Obgleich die beiden Länder bisher formal neutral geblieben waren, sind sie schon lange enge Partner der Nato. Ihre Waffensysteme passen zu denen der Nato, seit Jahrzehnten wird in allen Waffengattungen gemeinsam mit Nato-Ländern in Manövern geübt. Auch an dem Großmanöver Siil 2022 (»Siil« ist Estnisch für »Igel«), das in dieser Woche in Estland und Nordlettland begonnen hat, sind finnische Truppen beteiligt. An der Übung sind über 15 000 Armeeangehörige aus Estland und zehn anderen Ländern beteiligt, es ist die bisher größte Militärübung seit Estlands Unabhängigkeit.

Für die nähere Zukunft ist damit zu rechnen, dass Finnland und Schweden sich ähnlich verhalten wie die anderen nordischen Nato-Länder. Weder in Dänemark noch in Norwegen sind Truppen aus anderen Staaten des Bündnisses stationiert; Nordeuropa wird aller Wahrscheinlichkeit nach atomwaffenfrei bleiben. Am Montag erklärte der russische Präsident Wladimir Putin noch auf einer Konferenz der Organisation des Vertrags über kollektive Sicherheit (OVKS), dem russisch dominierten Militärbündnis sechs ehemaliger Sowjetrepubliken, ein Nato-Beitritt von Schweden und Finnland stelle keine Bedrohung für Russland dar. »Die Ausdehnung der militärischen Infrastruktur auf dieses Gebiet würde jedoch mit Sicherheit unsere Antwort provozieren«, so Putin.

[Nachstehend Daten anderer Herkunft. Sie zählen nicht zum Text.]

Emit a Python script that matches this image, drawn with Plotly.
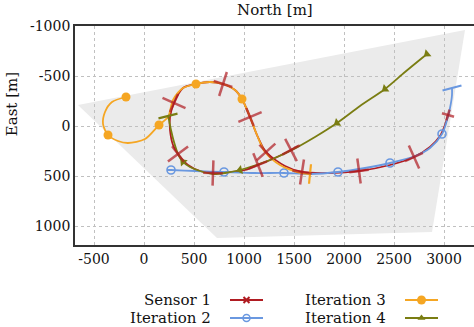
import numpy as np
import plotly.graph_objects as go

# ---------------- data ----------------
region_north = [-660, 3210, 2880, 730]
region_east = [-210, -960, 1060, 1120]

sensor1_north = [3040, 3010, 2960, 2860, 2700, 2460, 2150, 1860, 1580, 1410, 1220, 1130, 1060, 980, 910, 790,
                 660, 520, 390, 300, 260, 260, 290, 340, 440, 560, 690, 860, 1010, 1140, 1310, 1470, 1540]
sensor1_east = [-110, -10, 100, 210, 310, 390, 450, 470, 460, 400, 260, 90, -90, -270, -360, -420,
                -440, -420, -380, -230, -90, 40, 190, 280, 390, 450, 470, 460, 440, 390, 320, 240, 200]
sensor1_marks = [0, 4, 6, 8, 10, 12, 15, 19, 23, 26, 29, 31]

iter2_north = [3080, 3080, 3060, 3030, 2980, 2860, 2710, 2460, 2210, 1940, 1660, 1400, 1110, 800, 510, 270, 230]
iter2_east = [-380, -310, -180, -60, 80, 220, 300, 370, 420, 460, 480, 470, 470, 460, 450, 440, 440]
iter2_marks = [4, 7, 9, 11, 13, 15]

iter3_north = [1660, 1560, 1360, 1210, 1130, 1060, 980, 910, 790, 660, 520, 390, 290, 240, 150, 10,
               -160, -260, -360, -410, -390, -320, -180]
iter3_east = [480, 470, 390, 260, 90, -90, -270, -360, -420, -440, -420, -380, -260, -90, -10, 130,
              170, 150, 90, -20, -140, -240, -290]
iter3_marks = [6, 10, 14, 18, 22]

iter4_north = [2830, 2610, 2410, 2160, 1930, 1710, 1480, 1260, 1060, 960, 810, 690, 560, 460, 390, 340,
               300, 270, 250, 240]
iter4_east = [-720, -540, -370, -200, -30, 110, 240, 340, 410, 440, 470, 480, 450, 410, 360, 280,
              160, 40, -60, -100]
iter4_marks = [0, 2, 4, 9, 14]

x_ticks = [-500, 0, 500, 1000, 1500, 2000, 2500, 3000]
x_tick_labels = ["-500", "0", "500", "1000", "1500", "2000", "2500", "3000"]
y_ticks = [-1000, -500, 0, 500, 1000]
y_tick_labels = ["-1000", "-500", "0", "500", "1000"]

series_names = ["Sensor 1", "Iteration 2", "Iteration 3", "Iteration 4"]

# ---------------- style ----------------
RED = "#b01c22"
BLUE = "#6a98e0"
ORANGE = "#f5a623"
OLIVE = "#7a7d12"
FONT = "DejaVu Serif"


def headings(xs, ys):
    xs = np.asarray(xs, float)
    ys = np.asarray(ys, float)
    n = len(xs)
    out = []
    for i in range(n):
        a = max(i - 1, 0)
        b = min(i + 1, n - 1)
        out.append(float(np.degrees(np.arctan2(ys[b] - ys[a], xs[b] - xs[a]))))
    return out


def pick(lst, idx):
    return [lst[i] for i in idx]


fig = go.Figure()

# coverage region (as shape below grid)
path = "M " + " L ".join(f"{x},{y}" for x, y in zip(region_north, region_east)) + " Z"
fig.add_shape(type="path", path=path, xref="x", yref="y", fillcolor="#ebebeb",
              line=dict(width=0), layer="below")

LW = 1.8

# sensor 1 line
fig.add_trace(go.Scatter(x=sensor1_north, y=sensor1_east, mode="lines",
                         line=dict(color=RED, width=LW, shape="spline", smoothing=0.8),
                         showlegend=False, hoverinfo="skip"))

# iteration 2
h2 = headings(iter2_north, iter2_east)
fig.add_trace(go.Scatter(x=iter2_north, y=iter2_east, mode="lines",
                         line=dict(color=BLUE, width=LW, shape="spline", smoothing=0.8),
                         showlegend=False, hoverinfo="skip"))
fig.add_trace(go.Scatter(x=pick(iter2_north, iter2_marks), y=pick(iter2_east, iter2_marks), mode="markers",
                         marker=dict(symbol="circle-open", size=8, color=BLUE, line=dict(width=1.6, color=BLUE)),
                         showlegend=False, hoverinfo="skip"))
fig.add_trace(go.Scatter(x=[iter2_north[0]], y=[iter2_east[0]], mode="markers",
                         marker=dict(symbol="line-ns", size=14, angle=[h2[0] - 15], line=dict(width=2.2, color=BLUE)),
                         showlegend=False, hoverinfo="skip"))

# iteration 3
h3 = headings(iter3_north, iter3_east)
fig.add_trace(go.Scatter(x=iter3_north, y=iter3_east, mode="lines",
                         line=dict(color=ORANGE, width=LW, shape="spline", smoothing=0.8),
                         showlegend=False, hoverinfo="skip"))
fig.add_trace(go.Scatter(x=pick(iter3_north, iter3_marks), y=pick(iter3_east, iter3_marks), mode="markers",
                         marker=dict(symbol="circle", size=9, color=ORANGE),
                         showlegend=False, hoverinfo="skip"))
fig.add_trace(go.Scatter(x=[iter3_north[0]], y=[iter3_east[0]], mode="markers",
                         marker=dict(symbol="line-ns", size=14, angle=[h3[0]], line=dict(width=2.2, color=ORANGE)),
                         showlegend=False, hoverinfo="skip"))

# iteration 4
h4 = headings(iter4_north, iter4_east)
fig.add_trace(go.Scatter(x=iter4_north, y=iter4_east, mode="lines",
                         line=dict(color=OLIVE, width=LW, shape="spline", smoothing=0.8),
                         showlegend=False, hoverinfo="skip"))
fig.add_trace(go.Scatter(x=pick(iter4_north, iter4_marks), y=pick(iter4_east, iter4_marks), mode="markers",
                         marker=dict(symbol="triangle-up", size=8, color=OLIVE,
                                     angle=[a + 90 for a in pick(h4, iter4_marks)]),
                         showlegend=False, hoverinfo="skip"))
fig.add_trace(go.Scatter(x=[iter4_north[-1]], y=[iter4_east[-1]], mode="markers",
                         marker=dict(symbol="line-ns", size=14, angle=[h4[-1]], line=dict(width=2.2, color=OLIVE)),
                         showlegend=False, hoverinfo="skip"))

# sensor 1 aircraft-like markers (on top)
h1 = headings(sensor1_north, sensor1_east)
mx = pick(sensor1_north, sensor1_marks)
my = pick(sensor1_east, sensor1_marks)
ma = pick(h1, sensor1_marks)
wing_sizes = [9] + [18] * (len(sensor1_marks) - 1)
body_sizes = [8] + [14] * (len(sensor1_marks) - 1)
fig.add_trace(go.Scatter(x=mx, y=my, mode="markers",
                         marker=dict(symbol="line-ns", size=wing_sizes, angle=ma, line=dict(width=2.5, color=RED)),
                         showlegend=False, hoverinfo="skip"))
fig.add_trace(go.Scatter(x=mx, y=my, mode="markers",
                         marker=dict(symbol="line-ew", size=body_sizes, angle=ma, line=dict(width=2.5, color=RED)),
                         showlegend=False, hoverinfo="skip"))

# ---------------- manual legend (pixel-like coordinates on helper axes) ----------------
leg_rows = [300, 318]
leg_text_right = [213, 388]
leg_line = [(230, 263), (405, 438)]
legend_specs = [
    (series_names[0], 0, 0, RED, dict(symbol="x-thin", size=6, line=dict(width=2, color=RED))),
    (series_names[1], 0, 1, BLUE, dict(symbol="circle-open", size=7, color=BLUE, line=dict(width=1.5, color=BLUE))),
    (series_names[2], 1, 0, ORANGE, dict(symbol="circle", size=9, color=ORANGE)),
    (series_names[3], 1, 1, OLIVE, dict(symbol="triangle-up", size=7, color=OLIVE)),
]
for name, col, row, color, mk in legend_specs:
    x0, x1 = leg_line[col]
    yy = leg_rows[row]
    fig.add_trace(go.Scatter(x=[x0, x1], y=[yy, yy], mode="lines", xaxis="x2", yaxis="y2",
                             line=dict(color=color, width=1.8), showlegend=False, hoverinfo="skip",
                             cliponaxis=False))
    fig.add_trace(go.Scatter(x=[(x0 + x1) / 2], y=[yy], mode="markers", xaxis="x2", yaxis="y2",
                             marker=mk, showlegend=False, hoverinfo="skip", cliponaxis=False))
    fig.add_annotation(x=leg_text_right[col], y=yy, xref="x2", yref="y2", text=name, showarrow=False,
                       xanchor="right", yanchor="middle", font=dict(family=FONT, size=15, color="#111"))

# axis titles
fig.add_annotation(x=0.5, y=1, xref="paper", yref="paper", yshift=16, text="North [m]", showarrow=False,
                   xanchor="center", yanchor="middle", font=dict(family=FONT, size=15, color="#111"))
fig.add_annotation(x=-63 / 399, y=0.74, xref="paper", yref="paper", text="East [m]", showarrow=False,
                   textangle=-90, xanchor="center", yanchor="middle",
                   font=dict(family=FONT, size=15, color="#111"))

Y_DOM0 = 82 / 301

fig.update_layout(
    width=474, height=327,
    margin=dict(l=75, r=0, t=26, b=0),
    paper_bgcolor="white", plot_bgcolor="white",
    showlegend=False,
    font=dict(family=FONT, size=14, color="#111"),
    xaxis=dict(domain=[0, 1], range=[-690, 3300], tickvals=x_ticks, ticktext=x_tick_labels,
               showgrid=True, gridcolor="#c0c0c0", griddash="dot", gridwidth=1,
               zeroline=False, showline=True, linecolor="#333", linewidth=1.8, mirror=True,
               ticks="", anchor="y", tickfont=dict(family=FONT, size=14)),
    yaxis=dict(domain=[Y_DOM0, 1], range=[1190, -1000], tickvals=y_ticks, ticktext=y_tick_labels,
               showgrid=True, gridcolor="#c0c0c0", griddash="dot", gridwidth=1,
               zeroline=False, showline=True, linecolor="#333", linewidth=1.8, mirror=False,
               ticks="", anchor="x", tickfont=dict(family=FONT, size=14)),
    xaxis2=dict(domain=[0, 1], range=[75, 474], visible=False, anchor="y2", fixedrange=True),
    yaxis2=dict(domain=[0, Y_DOM0], range=[327, 245], visible=False, anchor="x2", fixedrange=True),
)

fig.write_html("out.html")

Von besonderer Brisanz ist die Haltung der Regierung des Nato-Mitglieds Türkei zu einem Nato-Beitritt Finnlands und Schwedens. Der türkische Präsident Recep Tayyip Erdoğan beschuldigt beide Länder, »wie ein Gästehaus für Terrororganisationen« zu agieren; gemeint sind die kurdische PKK und die Bewegung des ehemals mit Erdoğan verbündeten islamistischen Predigers Fethullah Gülen. Wahrscheinlich ist, dass die türkische Regierung versucht, die Eile im Beitrittsprozess auszunutzen, um Zugeständnisse herauszuschlagen. Schweden und Finnland hatten beispielsweise als Reaktion auf den türkischen Einmarsch 2019 in Rojava Beschränkungen für Rüstungsexporte in die Türkei erlassen. Diese Beschränkungen aufzuweichen, könnte ein Ziel der türkischen Kampagne sein.